(Collected data)
-----

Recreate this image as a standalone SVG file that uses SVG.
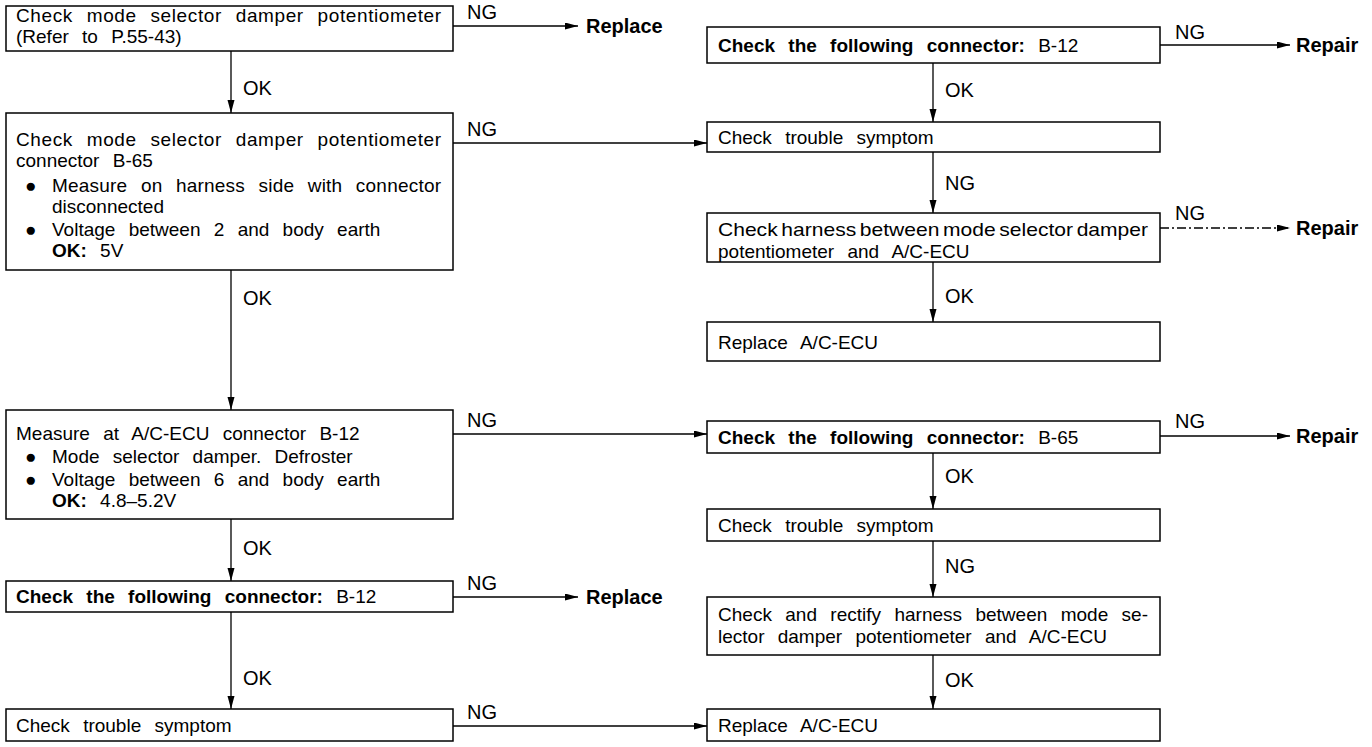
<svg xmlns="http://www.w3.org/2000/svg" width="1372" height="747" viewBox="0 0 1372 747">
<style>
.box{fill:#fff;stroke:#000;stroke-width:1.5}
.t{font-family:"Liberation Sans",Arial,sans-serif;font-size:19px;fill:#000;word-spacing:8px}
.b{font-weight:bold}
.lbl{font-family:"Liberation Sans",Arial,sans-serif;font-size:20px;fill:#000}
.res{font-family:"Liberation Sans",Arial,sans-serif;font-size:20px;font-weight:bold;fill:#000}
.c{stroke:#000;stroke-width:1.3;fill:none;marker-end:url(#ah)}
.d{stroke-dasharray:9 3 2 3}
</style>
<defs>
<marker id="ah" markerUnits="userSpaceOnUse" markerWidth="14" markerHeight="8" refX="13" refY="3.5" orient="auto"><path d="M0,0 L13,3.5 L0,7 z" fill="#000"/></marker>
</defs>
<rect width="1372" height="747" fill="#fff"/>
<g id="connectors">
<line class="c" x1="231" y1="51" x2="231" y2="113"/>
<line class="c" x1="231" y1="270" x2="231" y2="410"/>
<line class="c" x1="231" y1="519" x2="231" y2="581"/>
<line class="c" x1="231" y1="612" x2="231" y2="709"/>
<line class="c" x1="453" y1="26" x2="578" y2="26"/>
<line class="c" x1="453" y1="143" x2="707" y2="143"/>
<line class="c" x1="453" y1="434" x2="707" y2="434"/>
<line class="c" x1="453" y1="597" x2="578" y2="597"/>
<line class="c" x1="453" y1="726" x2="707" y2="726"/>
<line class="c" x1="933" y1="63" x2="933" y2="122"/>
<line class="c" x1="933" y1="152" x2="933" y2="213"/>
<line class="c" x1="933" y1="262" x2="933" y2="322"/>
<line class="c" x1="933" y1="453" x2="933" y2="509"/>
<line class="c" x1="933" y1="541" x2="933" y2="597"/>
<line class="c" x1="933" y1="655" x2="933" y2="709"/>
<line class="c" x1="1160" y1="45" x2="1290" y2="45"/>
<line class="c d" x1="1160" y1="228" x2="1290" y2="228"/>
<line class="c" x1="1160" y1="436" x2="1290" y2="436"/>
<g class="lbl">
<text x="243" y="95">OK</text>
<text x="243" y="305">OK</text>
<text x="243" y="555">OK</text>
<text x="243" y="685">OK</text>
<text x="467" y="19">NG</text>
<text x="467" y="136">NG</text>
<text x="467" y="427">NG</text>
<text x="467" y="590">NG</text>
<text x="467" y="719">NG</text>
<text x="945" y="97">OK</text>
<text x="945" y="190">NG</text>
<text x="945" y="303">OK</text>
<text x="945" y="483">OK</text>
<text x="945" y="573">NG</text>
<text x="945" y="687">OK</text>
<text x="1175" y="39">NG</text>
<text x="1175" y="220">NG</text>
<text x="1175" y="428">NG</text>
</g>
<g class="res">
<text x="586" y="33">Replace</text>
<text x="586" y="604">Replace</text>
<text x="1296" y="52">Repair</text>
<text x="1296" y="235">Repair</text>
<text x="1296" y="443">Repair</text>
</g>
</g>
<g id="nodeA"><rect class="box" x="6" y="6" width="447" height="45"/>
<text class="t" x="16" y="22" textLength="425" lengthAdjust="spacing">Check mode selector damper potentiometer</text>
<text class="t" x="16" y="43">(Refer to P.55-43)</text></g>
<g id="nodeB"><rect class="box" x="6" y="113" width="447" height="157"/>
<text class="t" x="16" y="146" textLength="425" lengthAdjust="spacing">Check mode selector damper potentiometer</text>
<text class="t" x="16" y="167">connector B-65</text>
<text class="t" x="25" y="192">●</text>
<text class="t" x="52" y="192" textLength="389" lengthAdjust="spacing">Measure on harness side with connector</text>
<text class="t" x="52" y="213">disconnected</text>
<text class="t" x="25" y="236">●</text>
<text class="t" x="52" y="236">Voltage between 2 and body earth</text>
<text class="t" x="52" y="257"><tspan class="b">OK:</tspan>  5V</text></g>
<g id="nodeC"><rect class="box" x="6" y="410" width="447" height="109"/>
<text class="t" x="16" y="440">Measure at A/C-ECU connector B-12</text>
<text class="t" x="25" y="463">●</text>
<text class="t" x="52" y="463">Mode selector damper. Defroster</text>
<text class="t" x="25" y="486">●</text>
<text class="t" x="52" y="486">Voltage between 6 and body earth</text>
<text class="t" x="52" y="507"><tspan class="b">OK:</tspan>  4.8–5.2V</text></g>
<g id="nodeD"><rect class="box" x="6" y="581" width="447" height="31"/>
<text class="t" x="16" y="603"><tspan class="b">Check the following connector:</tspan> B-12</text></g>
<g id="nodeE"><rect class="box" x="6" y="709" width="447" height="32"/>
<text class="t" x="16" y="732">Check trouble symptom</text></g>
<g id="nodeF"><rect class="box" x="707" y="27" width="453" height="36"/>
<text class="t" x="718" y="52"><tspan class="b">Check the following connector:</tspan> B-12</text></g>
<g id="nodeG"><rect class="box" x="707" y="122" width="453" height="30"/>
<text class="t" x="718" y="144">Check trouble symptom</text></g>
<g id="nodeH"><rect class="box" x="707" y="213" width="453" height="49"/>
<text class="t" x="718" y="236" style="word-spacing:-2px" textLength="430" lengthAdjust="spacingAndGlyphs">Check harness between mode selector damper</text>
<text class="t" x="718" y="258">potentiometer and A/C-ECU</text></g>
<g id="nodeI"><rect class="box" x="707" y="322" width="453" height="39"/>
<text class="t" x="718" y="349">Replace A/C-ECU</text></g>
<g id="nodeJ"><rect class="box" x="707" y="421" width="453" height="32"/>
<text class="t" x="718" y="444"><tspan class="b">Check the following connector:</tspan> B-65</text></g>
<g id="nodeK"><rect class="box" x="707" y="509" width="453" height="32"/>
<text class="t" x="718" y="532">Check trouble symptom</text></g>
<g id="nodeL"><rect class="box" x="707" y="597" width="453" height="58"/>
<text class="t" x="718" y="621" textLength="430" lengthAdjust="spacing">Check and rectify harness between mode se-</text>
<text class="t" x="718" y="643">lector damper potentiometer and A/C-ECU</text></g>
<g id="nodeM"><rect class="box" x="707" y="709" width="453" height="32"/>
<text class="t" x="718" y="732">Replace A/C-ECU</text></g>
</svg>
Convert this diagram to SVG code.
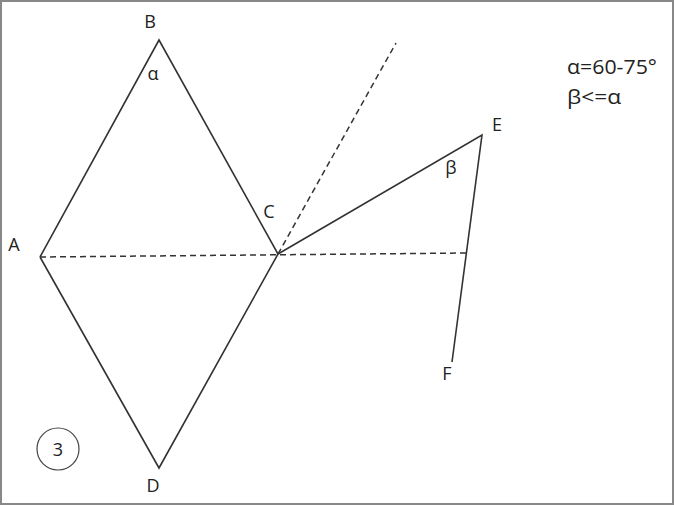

-----

** Task requirements **
Omitting all images, retype each line of the records precisely.

** Solved exercise **
Recreate this image as a standalone SVG file that uses SVG.
<svg xmlns="http://www.w3.org/2000/svg" width="1372" height="747" viewBox="0 0 1372 747">
<style>
.box{fill:#fff;stroke:#000;stroke-width:1.5}
.t{font-family:"Liberation Sans",Arial,sans-serif;font-size:19px;fill:#000;word-spacing:8px}
.b{font-weight:bold}
.lbl{font-family:"Liberation Sans",Arial,sans-serif;font-size:20px;fill:#000}
.res{font-family:"Liberation Sans",Arial,sans-serif;font-size:20px;font-weight:bold;fill:#000}
.c{stroke:#000;stroke-width:1.3;fill:none;marker-end:url(#ah)}
.d{stroke-dasharray:9 3 2 3}
</style>
<defs>
<marker id="ah" markerUnits="userSpaceOnUse" markerWidth="14" markerHeight="8" refX="13" refY="3.5" orient="auto"><path d="M0,0 L13,3.5 L0,7 z" fill="#000"/></marker>
</defs>
<rect width="1372" height="747" fill="#fff"/>
<g id="connectors">
<line class="c" x1="231" y1="51" x2="231" y2="113"/>
<line class="c" x1="231" y1="270" x2="231" y2="410"/>
<line class="c" x1="231" y1="519" x2="231" y2="581"/>
<line class="c" x1="231" y1="612" x2="231" y2="709"/>
<line class="c" x1="453" y1="26" x2="578" y2="26"/>
<line class="c" x1="453" y1="143" x2="707" y2="143"/>
<line class="c" x1="453" y1="434" x2="707" y2="434"/>
<line class="c" x1="453" y1="597" x2="578" y2="597"/>
<line class="c" x1="453" y1="726" x2="707" y2="726"/>
<line class="c" x1="933" y1="63" x2="933" y2="122"/>
<line class="c" x1="933" y1="152" x2="933" y2="213"/>
<line class="c" x1="933" y1="262" x2="933" y2="322"/>
<line class="c" x1="933" y1="453" x2="933" y2="509"/>
<line class="c" x1="933" y1="541" x2="933" y2="597"/>
<line class="c" x1="933" y1="655" x2="933" y2="709"/>
<line class="c" x1="1160" y1="45" x2="1290" y2="45"/>
<line class="c d" x1="1160" y1="228" x2="1290" y2="228"/>
<line class="c" x1="1160" y1="436" x2="1290" y2="436"/>
<g class="lbl">
<text x="243" y="95">OK</text>
<text x="243" y="305">OK</text>
<text x="243" y="555">OK</text>
<text x="243" y="685">OK</text>
<text x="467" y="19">NG</text>
<text x="467" y="136">NG</text>
<text x="467" y="427">NG</text>
<text x="467" y="590">NG</text>
<text x="467" y="719">NG</text>
<text x="945" y="97">OK</text>
<text x="945" y="190">NG</text>
<text x="945" y="303">OK</text>
<text x="945" y="483">OK</text>
<text x="945" y="573">NG</text>
<text x="945" y="687">OK</text>
<text x="1175" y="39">NG</text>
<text x="1175" y="220">NG</text>
<text x="1175" y="428">NG</text>
</g>
<g class="res">
<text x="586" y="33">Replace</text>
<text x="586" y="604">Replace</text>
<text x="1296" y="52">Repair</text>
<text x="1296" y="235">Repair</text>
<text x="1296" y="443">Repair</text>
</g>
</g>
<g id="nodeA"><rect class="box" x="6" y="6" width="447" height="45"/>
<text class="t" x="16" y="22" textLength="425" lengthAdjust="spacing">Check mode selector damper potentiometer</text>
<text class="t" x="16" y="43">(Refer to P.55-43)</text></g>
<g id="nodeB"><rect class="box" x="6" y="113" width="447" height="157"/>
<text class="t" x="16" y="146" textLength="425" lengthAdjust="spacing">Check mode selector damper potentiometer</text>
<text class="t" x="16" y="167">connector B-65</text>
<text class="t" x="25" y="192">●</text>
<text class="t" x="52" y="192" textLength="389" lengthAdjust="spacing">Measure on harness side with connector</text>
<text class="t" x="52" y="213">disconnected</text>
<text class="t" x="25" y="236">●</text>
<text class="t" x="52" y="236">Voltage between 2 and body earth</text>
<text class="t" x="52" y="257"><tspan class="b">OK:</tspan>  5V</text></g>
<g id="nodeC"><rect class="box" x="6" y="410" width="447" height="109"/>
<text class="t" x="16" y="440">Measure at A/C-ECU connector B-12</text>
<text class="t" x="25" y="463">●</text>
<text class="t" x="52" y="463">Mode selector damper. Defroster</text>
<text class="t" x="25" y="486">●</text>
<text class="t" x="52" y="486">Voltage between 6 and body earth</text>
<text class="t" x="52" y="507"><tspan class="b">OK:</tspan>  4.8–5.2V</text></g>
<g id="nodeD"><rect class="box" x="6" y="581" width="447" height="31"/>
<text class="t" x="16" y="603"><tspan class="b">Check the following connector:</tspan> B-12</text></g>
<g id="nodeE"><rect class="box" x="6" y="709" width="447" height="32"/>
<text class="t" x="16" y="732">Check trouble symptom</text></g>
<g id="nodeF"><rect class="box" x="707" y="27" width="453" height="36"/>
<text class="t" x="718" y="52"><tspan class="b">Check the following connector:</tspan> B-12</text></g>
<g id="nodeG"><rect class="box" x="707" y="122" width="453" height="30"/>
<text class="t" x="718" y="144">Check trouble symptom</text></g>
<g id="nodeH"><rect class="box" x="707" y="213" width="453" height="49"/>
<text class="t" x="718" y="236" style="word-spacing:-2px" textLength="430" lengthAdjust="spacingAndGlyphs">Check harness between mode selector damper</text>
<text class="t" x="718" y="258">potentiometer and A/C-ECU</text></g>
<g id="nodeI"><rect class="box" x="707" y="322" width="453" height="39"/>
<text class="t" x="718" y="349">Replace A/C-ECU</text></g>
<g id="nodeJ"><rect class="box" x="707" y="421" width="453" height="32"/>
<text class="t" x="718" y="444"><tspan class="b">Check the following connector:</tspan> B-65</text></g>
<g id="nodeK"><rect class="box" x="707" y="509" width="453" height="32"/>
<text class="t" x="718" y="532">Check trouble symptom</text></g>
<g id="nodeL"><rect class="box" x="707" y="597" width="453" height="58"/>
<text class="t" x="718" y="621" textLength="430" lengthAdjust="spacing">Check and rectify harness between mode se-</text>
<text class="t" x="718" y="643">lector damper potentiometer and A/C-ECU</text></g>
<g id="nodeM"><rect class="box" x="707" y="709" width="453" height="32"/>
<text class="t" x="718" y="732">Replace A/C-ECU</text></g>
</svg>
Convert this diagram to SVG code.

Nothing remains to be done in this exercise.